An inground pool requires draining for several reasons, including resurfacing repairs, addressing leaks, or correcting a severe chemical imbalance that cannot be fixed with treatment. While a powerful submersible pump is the standard tool for this task, the water can still be removed using the principles of physics when a pump is unavailable. Draining a large volume of water from an inground structure is a serious undertaking that involves significant structural and environmental risks that must be managed. The process demands careful planning and adherence to safety guidelines to prevent damage to the pool and surrounding property.
Pre-Draining Legal and Environmental Considerations
Before any water is removed from the pool, homeowners must understand and comply with local ordinances regarding water disposal, as untreated pool water is considered an illegal discharge in many municipalities. Storm drains often lead directly to local creeks and rivers without processing, meaning the chlorinated water can poison fish and other aquatic life. Pool water with a chlorine level as low as 1.5 mg/L can be toxic, so the water must be neutralized before release.
The simplest method for dechlorination is to stop adding chemicals and allow the water to sit for seven to ten days, which permits the chlorine to naturally dissipate to undetectable levels. For a faster method, a chemical reducing agent like sodium thiosulfate can be added to neutralize the chlorine compound. Once the water is chlorine-free and the pH is balanced, it should be directed for slow dispersal onto a large, well-vegetated area of the property, avoiding runoff onto sidewalks, streets, or neighboring yards.

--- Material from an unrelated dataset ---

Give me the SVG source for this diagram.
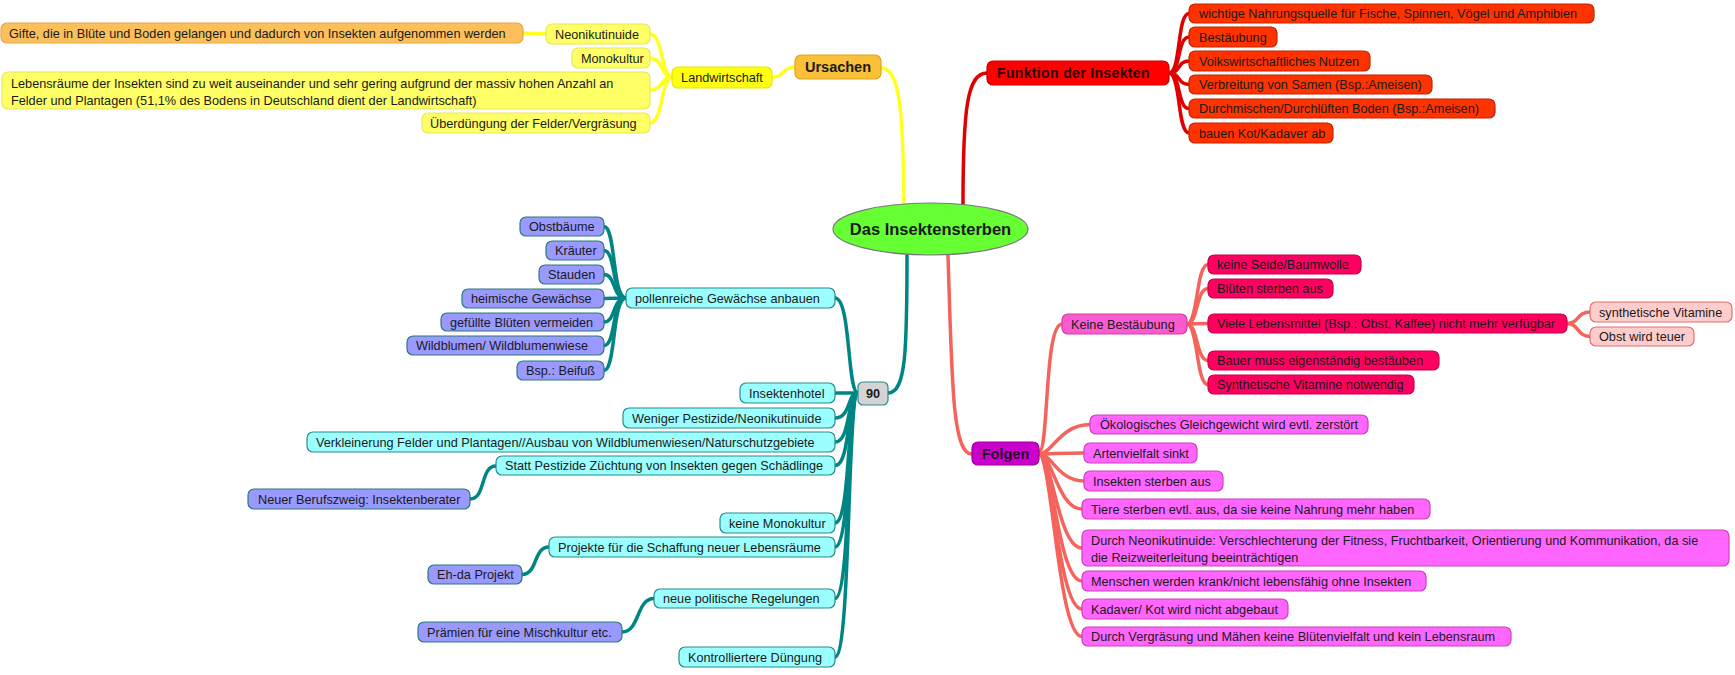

Allowing the ground to absorb the water prevents erosion and ensures pollutants do not enter the public stormwater system.
Executing a Gravity-Fed Siphon
The process of siphoning relies on a combination of gravity and atmospheric pressure to move a liquid without a pump. For the siphon to work, the hose’s exit point must be continuously lower than the water level in the pool, allowing gravity to pull the water down and atmospheric pressure to push water up the other side of the hose. A standard garden hose can be used, but a larger diameter tube, such as a 1-inch or 1.25-inch heavy-duty hose or PVC pipe, will significantly increase the flow rate and reduce the total draining time.
One reliable method to initiate the flow involves completely submerging the entire length of the hose in the pool to expel all the air within it. While both ends of the submerged hose are still underwater, one end is sealed, perhaps with a tight-fitting cap or a firmly held thumb. The sealed end is then quickly moved over the edge of the pool and positioned at the lower disposal point, and once it is secured, the cap is removed to begin the flow.
Another effective technique uses a standard garden spigot to charge the hose with water before it is placed in the pool. First, the hose is connected to the spigot and the water is turned on to force all the air out of the line until a steady, bubble-free stream emerges from the open end. While the water is still running, the open end is quickly plunged into the pool, and the spigot end is rapidly disconnected, ensuring it remains higher than the pool’s water level as it is moved over the edge to the disposal area. It is important to prevent air from entering the line at any point, as an air pocket will break the vacuum and stop the siphoning action, requiring the entire priming process to be repeated.
Protecting the Pool Structure During Draining
Removing the water from an inground pool eliminates the internal counter-pressure that maintains the structural integrity of the shell against the surrounding soil. This risk is primarily due to hydrostatic pressure, which is the force exerted by groundwater pushing upward and inward against the empty pool shell. If the soil around the pool is saturated due to a high water table or recent heavy rain, the upward pressure can be strong enough to cause a concrete or gunite pool floor to crack or even cause the entire shell to “float” or pop out of the ground.
Homeowners with fiberglass pools face an even greater risk, as the walls of the empty shell are susceptible to bulging or cracking without the internal water weight to hold them in place, and a full drain should not be attempted without professional assistance. Vinyl liner pools should also not be fully drained, as the liner can shrink, dry out, and crack or pull away from the walls when exposed to air and sunlight. To mitigate the risk of hydrostatic damage, it is advisable to leave a foot or two of water in the deep end unless the repair explicitly requires a completely dry basin.
If a full drain is necessary, the process should be completed quickly, and the pool should be refilled as soon as possible to restore the counter-pressure. Monitoring the water table is recommended, and if the pool is equipped with hydrostatic relief plugs in the floor, these should be opened once the water level drops to allow groundwater to enter the pool and equalize the pressure. Furthermore, any exposed plaster or vinyl surfaces should be protected from direct sunlight while empty, as excessive drying can cause permanent damage.